Tagging AMIs with Installed Software Metadata

Background

We are looking to start a new pattern where each AMI we produce is tagged with metadata about the software installed on it. This included 3rd party software such as Hashicorp products as well as information our applications. Recently we've been asked 'What version of X is running in production right now?" and it was a surprisingly difficult question to answer. The idea behind this new pattern is to change that, by providing the required information simply by inspecting the AMI behind any running EC2 instance.

Implementation

We use pyinfra to do most of the operations involved with creating a new AMI and this is no exception.

Firstly, during the new build we will create a file on the build instance at /etc/ami_tags.json which contains our tag keys and values.

from bilder.lib.ami_helpers import build_tags_document
tags_json = json.dumps(
    build_tags_document(
        source_tags={
            "consul_version": VERSIONS["consul"],
            "consul_template_version": VERSIONS["consul-template"],
            "vault_version": VERSIONS["vault"],
            "docker_repo": DOCKER_REPO_NAME,
            "docker_digest": DOCKER_IMAGE_DIGEST,
            "edxapp_repo": edx_platform.git_origin,
            "edxapp_branch": edx_platform.release_branch,
            "edxapp_sha": edx_platform_sha,
            "theme_repo": theme.git_origin,
            "theme_branch": theme.release_branch,
            "theme_sha": theme_sha,
        }
    )
)
files.put(
    name="Place the tags document at /etc/ami_tags.json",
    src=io.StringIO(tags_json),
    dest="/etc/ami_tags.json",
    mode="0644",
    user="root",
)

This file persists as part of the AMI and will exist on any instances spawned from the image.

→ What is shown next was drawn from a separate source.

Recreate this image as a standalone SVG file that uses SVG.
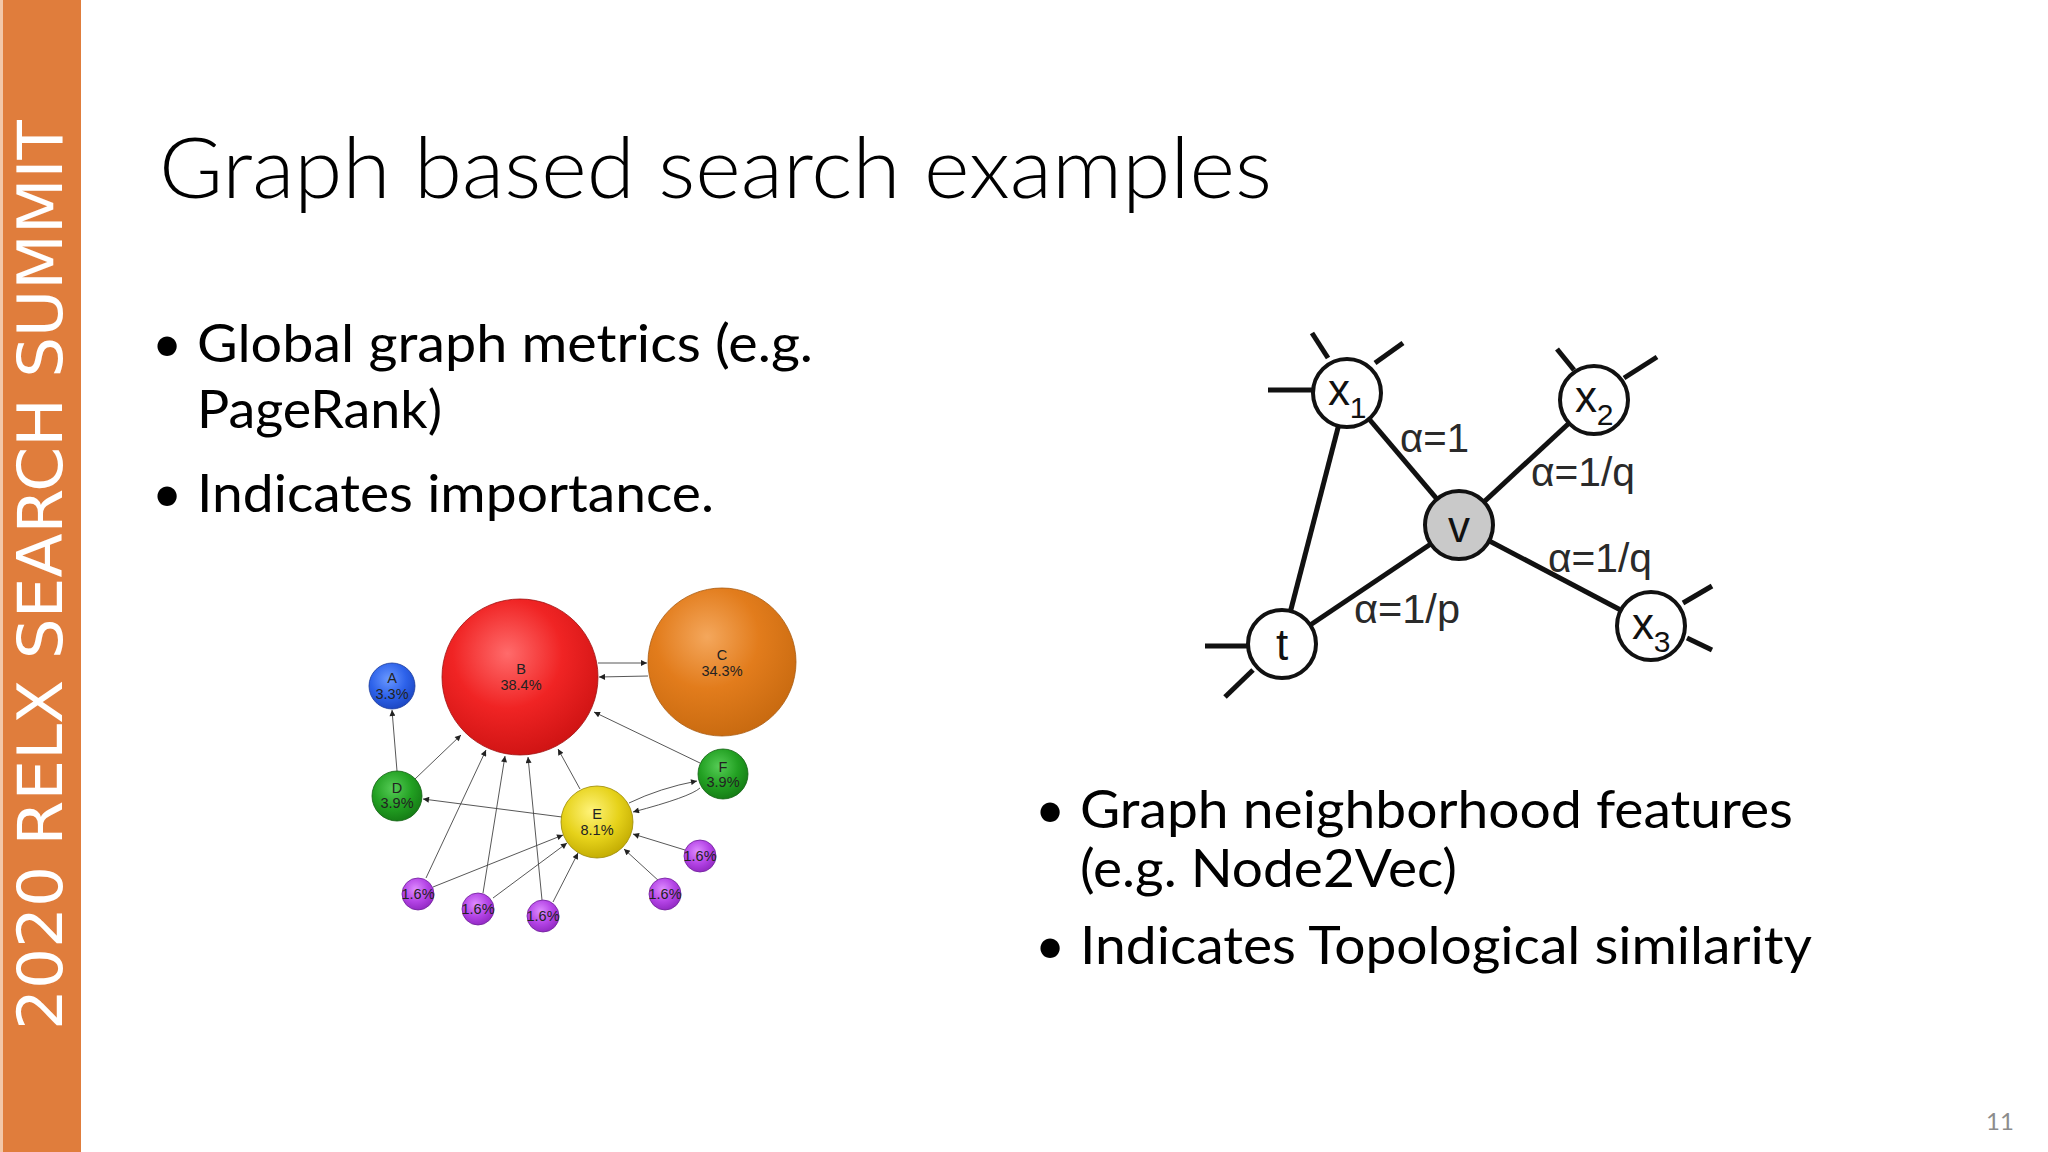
<svg xmlns="http://www.w3.org/2000/svg" width="2048" height="1152" viewBox="0 0 2048 1152">
<style>
.slide{font-family:Lato,"Open Sans","Liberation Sans",sans-serif;fill:#000}
.title{font-size:85px;font-weight:300}
.bul{font-size:52px}
.pr{font-family:"Liberation Sans",Arial,sans-serif;font-size:14.5px;fill:#222;text-anchor:middle}
.pe{fill:none;stroke:#444;stroke-width:0.9}
.nv{stroke:#111;stroke-width:5;stroke-linecap:butt;fill:none}
.nc{fill:#fff;stroke:#111;stroke-width:4}
.nl{font-family:"Liberation Sans",Arial,sans-serif;fill:#111;text-anchor:middle}
.al{font-family:"Liberation Sans",Arial,sans-serif;font-size:40px;fill:#2a2a2a}
</style>
<defs>
<marker id="ar" viewBox="0 0 10 10" refX="10" refY="5" markerWidth="7" markerHeight="6" markerUnits="userSpaceOnUse" orient="auto">
<path d="M0,0 L10,5 L0,10 z" fill="#222"/>
</marker>
<radialGradient id="gRed" cx="0.42" cy="0.35" r="0.7">
<stop offset="0" stop-color="#ff6b6b"/><stop offset="0.5" stop-color="#f02424"/><stop offset="1" stop-color="#cc1212"/>
</radialGradient>
<radialGradient id="gOr" cx="0.4" cy="0.33" r="0.7">
<stop offset="0" stop-color="#f4a75c"/><stop offset="0.5" stop-color="#e27c1c"/><stop offset="1" stop-color="#c86a10"/>
</radialGradient>
<radialGradient id="gBl" cx="0.42" cy="0.35" r="0.7">
<stop offset="0" stop-color="#6a98ff"/><stop offset="0.55" stop-color="#2d62ea"/><stop offset="1" stop-color="#1b44bd"/>
</radialGradient>
<radialGradient id="gGr" cx="0.42" cy="0.35" r="0.7">
<stop offset="0" stop-color="#56cc56"/><stop offset="0.55" stop-color="#22a022"/><stop offset="1" stop-color="#147814"/>
</radialGradient>
<radialGradient id="gYe" cx="0.42" cy="0.35" r="0.7">
<stop offset="0" stop-color="#fff37a"/><stop offset="0.55" stop-color="#e6d21a"/><stop offset="1" stop-color="#bfa800"/>
</radialGradient>
<radialGradient id="gPu" cx="0.42" cy="0.35" r="0.7">
<stop offset="0" stop-color="#de8cff"/><stop offset="0.55" stop-color="#b444e6"/><stop offset="1" stop-color="#8e26bf"/>
</radialGradient>
</defs>
<rect width="2048" height="1152" fill="#fff"/>

<g id="sidebar">
<rect x="0" y="0" width="81" height="1152" fill="#e07d3c"/>
<rect x="0" y="0" width="3" height="1152" fill="#f3c7a8"/>
<text transform="translate(62,1030) rotate(-90)" font-family="'DejaVu Sans',sans-serif" font-size="62" fill="#fff" textLength="910" lengthAdjust="spacingAndGlyphs">2020 RELX SEARCH SUMMIT</text>
</g>

<g id="texts" class="slide">
<text class="slide title" x="159" y="198" textLength="1113" lengthAdjust="spacingAndGlyphs">Graph based search examples</text>
<text class="slide bul" x="167" y="362" text-anchor="middle">•</text>
<text class="slide bul" x="197" y="362" textLength="616" lengthAdjust="spacingAndGlyphs">Global graph metrics (e.g.</text>
<text class="slide bul" x="197" y="428" textLength="245" lengthAdjust="spacingAndGlyphs">PageRank)</text>
<text class="slide bul" x="167" y="512" text-anchor="middle">•</text>
<text class="slide bul" x="197" y="512" textLength="517" lengthAdjust="spacingAndGlyphs">Indicates importance.</text>
<text class="slide bul" x="1050" y="828" text-anchor="middle">•</text>
<text class="slide bul" x="1080" y="828" textLength="713" lengthAdjust="spacingAndGlyphs">Graph neighborhood features</text>
<text class="slide bul" x="1080" y="887" textLength="377" lengthAdjust="spacingAndGlyphs">(e.g. Node2Vec)</text>
<text class="slide bul" x="1050" y="964" text-anchor="middle">•</text>
<text class="slide bul" x="1080" y="964" textLength="732" lengthAdjust="spacingAndGlyphs">Indicates Topological similarity</text>
<text x="2000" y="1130" text-anchor="middle" font-family="Lato,'Liberation Sans',sans-serif" font-size="24" fill="#8c8c8c">11</text>
</g>

<g id="pagerank-edges">
<line class="pe" x1="397" y1="771" x2="392" y2="710" marker-end="url(#ar)"/>
<line class="pe" x1="415" y1="779" x2="461" y2="735" marker-end="url(#ar)"/>
<line class="pe" x1="598" y1="663" x2="647" y2="663" marker-end="url(#ar)"/>
<line class="pe" x1="648" y1="676" x2="599" y2="677" marker-end="url(#ar)"/>
<line class="pe" x1="580" y1="789" x2="558" y2="749" marker-end="url(#ar)"/>
<line class="pe" x1="700" y1="763" x2="594" y2="712" marker-end="url(#ar)"/>
<line class="pe" x1="562" y1="817" x2="423" y2="799" marker-end="url(#ar)"/>
<path class="pe" d="M629,803 Q660,788 697,781" marker-end="url(#ar)"/>
<path class="pe" d="M700,788 Q690,797 633,812" marker-end="url(#ar)"/>
<line class="pe" x1="426" y1="878" x2="486" y2="750" marker-end="url(#ar)"/>
<line class="pe" x1="433" y1="887" x2="563" y2="835" marker-end="url(#ar)"/>
<line class="pe" x1="483" y1="893" x2="505" y2="756" marker-end="url(#ar)"/>
<line class="pe" x1="493" y1="898" x2="567" y2="843" marker-end="url(#ar)"/>
<line class="pe" x1="542" y1="900" x2="528" y2="757" marker-end="url(#ar)"/>
<line class="pe" x1="553" y1="902" x2="578" y2="853" marker-end="url(#ar)"/>
<line class="pe" x1="660" y1="882" x2="624" y2="849" marker-end="url(#ar)"/>
<line class="pe" x1="685" y1="850" x2="633" y2="834" marker-end="url(#ar)"/>
</g>

<g id="pr-A"><circle cx="392" cy="686" r="23" fill="url(#gBl)" stroke="#1a3a9a" stroke-width="0.8"/><text class="pr" x="392" y="683">A</text><text class="pr" x="392" y="699">3.3%</text></g>
<g id="pr-B"><circle cx="520" cy="677" r="78" fill="url(#gRed)" stroke="#a01010" stroke-width="0.8"/><text class="pr" x="521" y="674">B</text><text class="pr" x="521" y="690">38.4%</text></g>
<g id="pr-C"><circle cx="722" cy="662" r="74" fill="url(#gOr)" stroke="#a85a10" stroke-width="0.8"/><text class="pr" x="722" y="660">C</text><text class="pr" x="722" y="676">34.3%</text></g>
<g id="pr-D"><circle cx="397" cy="796" r="25" fill="url(#gGr)" stroke="#0f600f" stroke-width="0.8"/><text class="pr" x="397" y="793">D</text><text class="pr" x="397" y="808">3.9%</text></g>
<g id="pr-E"><circle cx="597" cy="822" r="36" fill="url(#gYe)" stroke="#9a8800" stroke-width="0.8"/><text class="pr" x="597" y="819">E</text><text class="pr" x="597" y="835">8.1%</text></g>
<g id="pr-F"><circle cx="723" cy="774" r="25" fill="url(#gGr)" stroke="#0f600f" stroke-width="0.8"/><text class="pr" x="723" y="772">F</text><text class="pr" x="723" y="787">3.9%</text></g>
<g id="pr-P1"><circle cx="418" cy="894" r="16" fill="url(#gPu)" stroke="#70209a" stroke-width="0.8"/><text class="pr" x="418" y="899">1.6%</text></g>
<g id="pr-P2"><circle cx="478" cy="909" r="16" fill="url(#gPu)" stroke="#70209a" stroke-width="0.8"/><text class="pr" x="478" y="914">1.6%</text></g>
<g id="pr-P3"><circle cx="543" cy="916" r="16" fill="url(#gPu)" stroke="#70209a" stroke-width="0.8"/><text class="pr" x="543" y="921">1.6%</text></g>
<g id="pr-P4"><circle cx="665" cy="894" r="16" fill="url(#gPu)" stroke="#70209a" stroke-width="0.8"/><text class="pr" x="665" y="899">1.6%</text></g>
<g id="pr-P5"><circle cx="700" cy="856" r="16" fill="url(#gPu)" stroke="#70209a" stroke-width="0.8"/><text class="pr" x="700" y="861">1.6%</text></g>

<g id="n2v-edges">
<line class="nv" x1="1347" y1="393" x2="1459" y2="525"/>
<line class="nv" x1="1347" y1="393" x2="1282" y2="644"/>
<line class="nv" x1="1282" y1="644" x2="1459" y2="525"/>
<line class="nv" x1="1459" y1="525" x2="1594" y2="400"/>
<line class="nv" x1="1459" y1="525" x2="1651" y2="626"/>
<line class="nv" x1="1268" y1="390" x2="1312" y2="390"/>
<line class="nv" x1="1312" y1="333" x2="1328" y2="358"/>
<line class="nv" x1="1375" y1="363" x2="1403" y2="343"/>
<line class="nv" x1="1557" y1="349" x2="1574" y2="370"/>
<line class="nv" x1="1624" y1="378" x2="1657" y2="357"/>
<line class="nv" x1="1683" y1="603" x2="1712" y2="586"/>
<line class="nv" x1="1687" y1="638" x2="1712" y2="650"/>
<line class="nv" x1="1205" y1="646" x2="1247" y2="646"/>
<line class="nv" x1="1225" y1="697" x2="1253" y2="670"/>
</g>

<g id="n2v-x1"><circle class="nc" cx="1347" cy="393" r="34"/><text class="nl" x="1339" y="405" font-size="44">x</text><text class="nl" x="1358" y="418" font-size="30">1</text></g>
<g id="n2v-x2"><circle class="nc" cx="1594" cy="400" r="34"/><text class="nl" x="1586" y="412" font-size="44">x</text><text class="nl" x="1605" y="425" font-size="30">2</text></g>
<g id="n2v-x3"><circle class="nc" cx="1651" cy="626" r="34"/><text class="nl" x="1643" y="639" font-size="44">x</text><text class="nl" x="1662" y="652" font-size="30">3</text></g>
<g id="n2v-v"><circle class="nc" cx="1459" cy="525" r="34" style="fill:#c9c9c9"/><text class="nl" x="1459" y="542" font-size="44">v</text></g>
<g id="n2v-t"><circle class="nc" cx="1282" cy="644" r="34"/><text class="nl" x="1282" y="660" font-size="44">t</text></g>

<g id="n2v-labels">
<text class="al" x="1400" y="452" textLength="69" lengthAdjust="spacingAndGlyphs">α=1</text>
<text class="al" x="1531" y="486" textLength="104" lengthAdjust="spacingAndGlyphs">α=1/q</text>
<text class="al" x="1548" y="572" textLength="104" lengthAdjust="spacingAndGlyphs">α=1/q</text>
<text class="al" x="1354" y="623" textLength="106" lengthAdjust="spacingAndGlyphs">α=1/p</text>
</g>
</svg>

Next, we need to add three steps to our packer build stanza.

First, we need to retrieve the file we just created remotely in the pyinfra code. We use the same SSH information that we utilized when we ran pyinfra. This needs to be a provisioner step because the build instance still needs to be running in order to copy a file from it.

provisioner "shell-local" {
  inline = ["scp -o StrictHostKeyChecking=no -i /tmp/packer-${build.ID}.pem ${build.User}@${build.Host}:/etc/ami_tags.json /tmp/ami_tags-${build.ID}.json"]
}

Second, we create a post-processor that generates a packer manifest for the build. This is just a json file local to the machine running the packer build (not the remote ec2 build instance as before). Because this is the first post-processor and follows the last provisioner step, the remote EC2 instance has been terminated and an AMI has been generated. The manifest will contain the AMI ID which is needed for the next step.

post-processor "manifest" {
  output = "/tmp/packer-build-manifest-${build.ID}.json"
}

Finally, we will take the AMI ID out of the packer manifest and combined with the ami_tags.json file we will make a create-tags call on the newly created AMI to add our metadata to it.

post-processor "shell-local" {
  inline = ["AMI_ID=$(jq -r '.builds[-1].artifact_id' /tmp/packer-build-manifest-${build.ID}.json | cut -d \":\" -f2)",
            "export AWS_DEFAULT_REGION=us-east-1",
            "aws ec2 create-tags --resource $AMI_ID --cli-input-json \"$(cat /tmp/ami_tags-${build.ID}.json)\"",
            "aws --no-cli-pager ec2 describe-images --image-ids $AMI_ID"]
}